The mechanics are straightforward. A solar array built within your utility’s service territory generates electricity. Subscribers receive credits on their utility bills based on their share of the production. You don’t own the panels, handle installation, or deal with maintenance. The credits typically offset only the generation portion of your bill, not delivery charges or fixed fees.
Availability varies by state, and not every state with traditional net metering also allows virtual net metering. Where community solar programs exist, subscriptions often require no upfront cost—you pay a discounted rate for the electricity your share produces and pocket the difference between that rate and your normal utility price. It’s a lower-stakes entry point into solar savings, though the per-kilowatt-hour savings are usually smaller than what rooftop solar owners achieve with full retail-rate net metering.
If you install a solar system to participate in net metering, you’re likely eligible for the federal Residential Clean Energy Credit under Section 25D of the tax code. The credit equals 30% of your qualified installation costs—including panels, inverters, mounting hardware, and installation labor.4Internal Revenue Service. Residential Clean Energy Credit For a $20,000 system, that translates to $6,000 off your federal tax bill.
The credit is nonrefundable, meaning it can reduce your tax liability to zero but won’t generate a refund beyond that. Unused credit carries forward to future tax years. Importantly, net metering credits you receive from your utility do not reduce your qualified expenses when calculating this tax credit—the full installation cost counts regardless of how much your utility credits you afterward.4Internal Revenue Service. Residential Clean Energy Credit The 30% rate is scheduled to begin phasing down in 2033 and the credit expires after 2034.
Monthly bill credits from net metering are generally not treated as taxable income for residential customers. When your utility applies credits to offset future bills, you’re reducing a cost rather than receiving earnings—closer to a discount than a payment. These credits don’t generate a 1099 and typically don’t need to be reported on your tax return.
The distinction matters when cash enters the picture. If your utility issues a direct check for surplus energy instead of rolling credits forward, that payment could be treated as taxable income depending on the amount and the program’s structure. Most homeowners never hit this threshold because systems are sized to roughly match annual usage, but if your annual true-up results in a cash payment rather than a credit, a conversation with a tax professional is worthwhile.

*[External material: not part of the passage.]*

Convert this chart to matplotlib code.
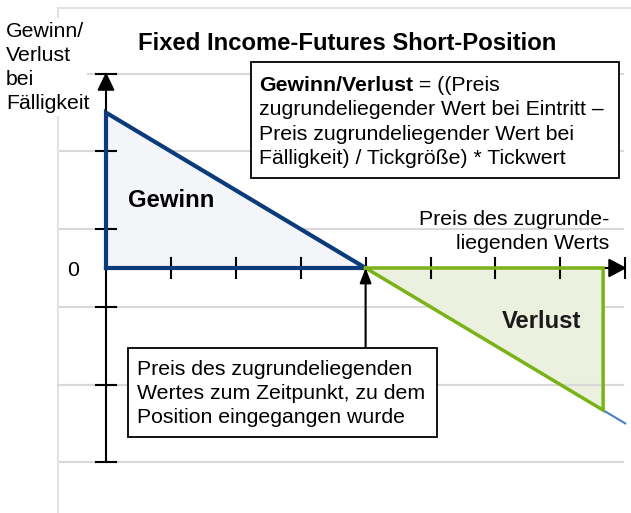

Every megawatt-hour of solar electricity your system generates creates a renewable energy certificate (REC). In states with specific solar requirements, these are called solar renewable energy certificates (SRECs). The certificates have market value because utilities and corporations buy them to comply with renewable energy mandates.
Who owns these certificates depends on how you acquired your system and the fine print in your interconnection agreement. If you purchased your system outright or financed with a loan, you typically retain your RECs. If you lease your system or have a power purchase agreement, the solar company usually keeps them. Some utility rebate programs require you to surrender your RECs as a condition of receiving the incentive or participating in net metering—a trade-off that can cost more than the rebate is worth over the life of the system.
In states with active SREC markets, these certificates can be worth hundreds of dollars per megawatt-hour, adding a meaningful revenue stream on top of your net metering savings. Before signing any interconnection or financing agreement, check the REC ownership clause. It’s buried in the paperwork, easy to overlook, and expensive to discover after the fact.